Archbishop Weakland and the Milwaukee archdiocese are also the target of several lawsuits accusing them of failing to remove abusive priests, allowing more minors to be victimized.
In the interview, he blamed psychologists for advising bishops that perpetrators could be treated and returned to work, and he blamed the Vatican's tribunals for spending years debating whether to remove abusers from the priesthood. In one case, he said, the Vatican courts took so long deciding whether to defrock a priest who had abused dozens of deaf students that the priest died before a decision was reached.
"The concern was more about the priests than about the victims," Archbishop Weakland said.
In Milwaukee, Peter Isely, the Midwest director of the Survivors Network of Those Abused by Priests, said Archbishop Weakland ultimately failed his people.

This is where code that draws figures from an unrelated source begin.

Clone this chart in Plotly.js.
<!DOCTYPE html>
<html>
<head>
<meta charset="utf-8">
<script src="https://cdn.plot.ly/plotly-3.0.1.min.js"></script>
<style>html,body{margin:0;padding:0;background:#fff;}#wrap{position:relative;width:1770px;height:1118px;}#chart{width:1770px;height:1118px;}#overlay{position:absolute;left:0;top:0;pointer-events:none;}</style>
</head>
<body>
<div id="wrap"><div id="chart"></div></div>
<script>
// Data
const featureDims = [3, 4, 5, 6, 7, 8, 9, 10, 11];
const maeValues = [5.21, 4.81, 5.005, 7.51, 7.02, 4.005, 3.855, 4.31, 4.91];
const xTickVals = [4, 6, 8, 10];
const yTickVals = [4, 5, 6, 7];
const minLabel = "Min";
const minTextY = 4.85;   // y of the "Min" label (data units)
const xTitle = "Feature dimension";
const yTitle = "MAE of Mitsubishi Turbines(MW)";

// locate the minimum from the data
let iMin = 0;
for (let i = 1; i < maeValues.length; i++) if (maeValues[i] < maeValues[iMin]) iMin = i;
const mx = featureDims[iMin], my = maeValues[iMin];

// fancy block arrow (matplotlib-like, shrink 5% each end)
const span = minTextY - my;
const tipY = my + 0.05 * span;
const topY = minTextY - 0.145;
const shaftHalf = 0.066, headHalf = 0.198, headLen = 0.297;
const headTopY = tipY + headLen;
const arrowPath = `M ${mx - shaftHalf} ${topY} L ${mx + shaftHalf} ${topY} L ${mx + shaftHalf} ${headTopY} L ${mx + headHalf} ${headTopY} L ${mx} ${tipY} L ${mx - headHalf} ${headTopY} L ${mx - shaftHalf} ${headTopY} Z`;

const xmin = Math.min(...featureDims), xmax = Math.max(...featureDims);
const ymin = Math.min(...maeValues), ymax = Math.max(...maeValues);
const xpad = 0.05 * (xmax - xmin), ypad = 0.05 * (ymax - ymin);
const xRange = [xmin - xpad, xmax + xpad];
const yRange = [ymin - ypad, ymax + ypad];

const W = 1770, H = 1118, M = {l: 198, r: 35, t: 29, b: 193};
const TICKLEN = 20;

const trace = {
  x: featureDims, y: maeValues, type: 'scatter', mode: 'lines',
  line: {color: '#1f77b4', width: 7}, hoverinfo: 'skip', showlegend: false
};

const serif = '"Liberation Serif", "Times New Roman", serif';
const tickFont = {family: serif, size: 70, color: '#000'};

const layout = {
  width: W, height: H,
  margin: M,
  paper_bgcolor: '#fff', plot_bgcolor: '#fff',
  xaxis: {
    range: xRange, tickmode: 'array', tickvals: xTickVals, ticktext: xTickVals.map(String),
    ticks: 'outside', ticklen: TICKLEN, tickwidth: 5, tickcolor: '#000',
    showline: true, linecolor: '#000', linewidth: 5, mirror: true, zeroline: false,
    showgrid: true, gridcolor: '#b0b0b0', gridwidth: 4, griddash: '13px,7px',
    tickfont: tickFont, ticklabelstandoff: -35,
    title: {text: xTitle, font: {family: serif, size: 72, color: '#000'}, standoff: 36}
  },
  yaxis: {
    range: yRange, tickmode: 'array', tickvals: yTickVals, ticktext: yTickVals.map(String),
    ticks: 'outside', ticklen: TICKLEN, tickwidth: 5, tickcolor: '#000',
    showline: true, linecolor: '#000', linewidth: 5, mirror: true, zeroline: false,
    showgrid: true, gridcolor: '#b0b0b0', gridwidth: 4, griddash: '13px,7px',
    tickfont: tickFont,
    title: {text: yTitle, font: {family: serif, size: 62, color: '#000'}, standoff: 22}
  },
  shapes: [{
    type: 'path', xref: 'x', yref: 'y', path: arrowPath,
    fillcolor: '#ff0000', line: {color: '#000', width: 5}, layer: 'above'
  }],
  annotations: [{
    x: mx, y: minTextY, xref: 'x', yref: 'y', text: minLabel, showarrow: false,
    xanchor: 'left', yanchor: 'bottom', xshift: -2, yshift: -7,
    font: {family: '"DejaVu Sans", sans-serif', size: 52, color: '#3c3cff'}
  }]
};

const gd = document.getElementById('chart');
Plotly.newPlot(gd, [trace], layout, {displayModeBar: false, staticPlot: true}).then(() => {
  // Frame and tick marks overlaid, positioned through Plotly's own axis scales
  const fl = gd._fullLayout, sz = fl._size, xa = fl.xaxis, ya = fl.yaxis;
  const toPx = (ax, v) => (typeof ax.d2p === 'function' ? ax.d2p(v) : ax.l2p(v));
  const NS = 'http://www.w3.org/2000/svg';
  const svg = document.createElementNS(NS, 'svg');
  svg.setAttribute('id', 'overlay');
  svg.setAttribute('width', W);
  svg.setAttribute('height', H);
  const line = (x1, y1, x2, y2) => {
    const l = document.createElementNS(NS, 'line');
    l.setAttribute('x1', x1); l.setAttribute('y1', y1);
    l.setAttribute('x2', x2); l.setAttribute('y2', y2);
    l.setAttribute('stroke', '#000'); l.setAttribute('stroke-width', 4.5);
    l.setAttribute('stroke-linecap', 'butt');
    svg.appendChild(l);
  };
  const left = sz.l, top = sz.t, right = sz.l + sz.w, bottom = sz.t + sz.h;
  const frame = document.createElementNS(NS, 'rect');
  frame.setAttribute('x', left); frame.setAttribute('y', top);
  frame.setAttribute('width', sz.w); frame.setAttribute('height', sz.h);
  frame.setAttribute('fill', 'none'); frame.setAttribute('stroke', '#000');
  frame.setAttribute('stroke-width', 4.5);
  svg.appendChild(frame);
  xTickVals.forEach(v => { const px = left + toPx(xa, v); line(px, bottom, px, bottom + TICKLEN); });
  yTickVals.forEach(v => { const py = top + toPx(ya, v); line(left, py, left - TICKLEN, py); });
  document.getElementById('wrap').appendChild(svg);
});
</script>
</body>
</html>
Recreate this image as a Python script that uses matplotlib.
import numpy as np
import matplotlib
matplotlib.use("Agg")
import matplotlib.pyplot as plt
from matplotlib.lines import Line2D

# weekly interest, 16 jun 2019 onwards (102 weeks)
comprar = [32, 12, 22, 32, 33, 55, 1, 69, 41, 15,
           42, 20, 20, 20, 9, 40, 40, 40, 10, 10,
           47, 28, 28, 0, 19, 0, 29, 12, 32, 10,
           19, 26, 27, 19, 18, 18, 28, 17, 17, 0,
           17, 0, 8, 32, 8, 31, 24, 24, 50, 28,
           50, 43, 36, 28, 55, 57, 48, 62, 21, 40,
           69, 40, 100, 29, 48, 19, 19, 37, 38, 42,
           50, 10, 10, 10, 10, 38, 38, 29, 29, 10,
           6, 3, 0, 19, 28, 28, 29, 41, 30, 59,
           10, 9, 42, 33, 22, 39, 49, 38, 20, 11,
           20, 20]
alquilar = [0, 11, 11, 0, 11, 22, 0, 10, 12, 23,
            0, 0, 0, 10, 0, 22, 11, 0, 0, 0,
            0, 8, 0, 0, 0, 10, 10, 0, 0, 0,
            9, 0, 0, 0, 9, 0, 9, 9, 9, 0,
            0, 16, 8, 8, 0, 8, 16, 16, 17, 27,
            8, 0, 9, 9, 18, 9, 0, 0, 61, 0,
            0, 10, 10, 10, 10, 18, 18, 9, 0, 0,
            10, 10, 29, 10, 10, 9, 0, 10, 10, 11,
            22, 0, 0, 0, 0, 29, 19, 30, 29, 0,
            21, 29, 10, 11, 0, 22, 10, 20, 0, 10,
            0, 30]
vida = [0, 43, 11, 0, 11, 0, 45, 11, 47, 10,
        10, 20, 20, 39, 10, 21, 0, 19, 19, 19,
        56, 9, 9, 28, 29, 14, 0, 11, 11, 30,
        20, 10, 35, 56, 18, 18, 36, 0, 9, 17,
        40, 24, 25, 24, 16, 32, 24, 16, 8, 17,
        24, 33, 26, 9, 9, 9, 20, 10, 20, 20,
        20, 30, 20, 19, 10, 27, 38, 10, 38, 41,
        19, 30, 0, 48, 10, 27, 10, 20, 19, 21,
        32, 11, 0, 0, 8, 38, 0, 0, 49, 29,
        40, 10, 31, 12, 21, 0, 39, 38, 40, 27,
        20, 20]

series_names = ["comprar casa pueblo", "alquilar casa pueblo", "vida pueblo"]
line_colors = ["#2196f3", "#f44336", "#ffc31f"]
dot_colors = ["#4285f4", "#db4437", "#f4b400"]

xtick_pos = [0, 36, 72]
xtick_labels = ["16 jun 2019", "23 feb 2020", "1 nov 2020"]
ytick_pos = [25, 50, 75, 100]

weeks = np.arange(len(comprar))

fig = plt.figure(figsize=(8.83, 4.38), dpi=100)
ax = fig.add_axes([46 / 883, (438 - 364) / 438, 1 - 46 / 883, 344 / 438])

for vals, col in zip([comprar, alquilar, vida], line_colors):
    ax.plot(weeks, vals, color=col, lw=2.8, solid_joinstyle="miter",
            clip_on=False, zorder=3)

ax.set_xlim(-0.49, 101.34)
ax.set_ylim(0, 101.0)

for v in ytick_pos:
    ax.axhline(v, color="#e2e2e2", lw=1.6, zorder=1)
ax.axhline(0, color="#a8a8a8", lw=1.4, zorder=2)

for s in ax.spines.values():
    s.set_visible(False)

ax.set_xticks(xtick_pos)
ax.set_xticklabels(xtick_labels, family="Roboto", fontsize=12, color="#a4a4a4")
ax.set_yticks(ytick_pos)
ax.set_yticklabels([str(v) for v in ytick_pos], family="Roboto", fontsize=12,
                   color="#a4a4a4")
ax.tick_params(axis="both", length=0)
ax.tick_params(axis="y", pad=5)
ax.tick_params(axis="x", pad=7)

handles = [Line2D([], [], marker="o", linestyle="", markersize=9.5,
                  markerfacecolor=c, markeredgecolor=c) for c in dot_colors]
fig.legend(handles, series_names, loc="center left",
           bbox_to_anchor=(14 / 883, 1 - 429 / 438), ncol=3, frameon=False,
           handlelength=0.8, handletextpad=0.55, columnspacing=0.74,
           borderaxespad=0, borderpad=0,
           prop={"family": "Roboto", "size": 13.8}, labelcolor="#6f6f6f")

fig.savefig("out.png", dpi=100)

Is it more important that Weakland admitted he was gay (how shocking) or that he was part of the one the great tragedies of American Catholicism? I found the archbishop's words (basically placing the blame on others to a large extent) revealing -- why weren't they placed higher in the article?
Rod Dreher's written a scathing post on Weakland and his "narcissistic bloviating." I'd love to hear what Catholic progressives in the media are saying about Weakland's memoir. Were they surprised by anything? Do they forgive him for his akcnowledged sins of omission and comission or hold him accountable for more? Who are the new clergy heroes of the Catholic left -- and are they looked up with the same affection, or with a certain caution?
Elizabeth Edwards and Rembert Weakland were (perhaps still are) iconic figures for many -- it is perhaps fortunate that the media analysis they get today will not be the final word on their impact, their hopes, or their faith.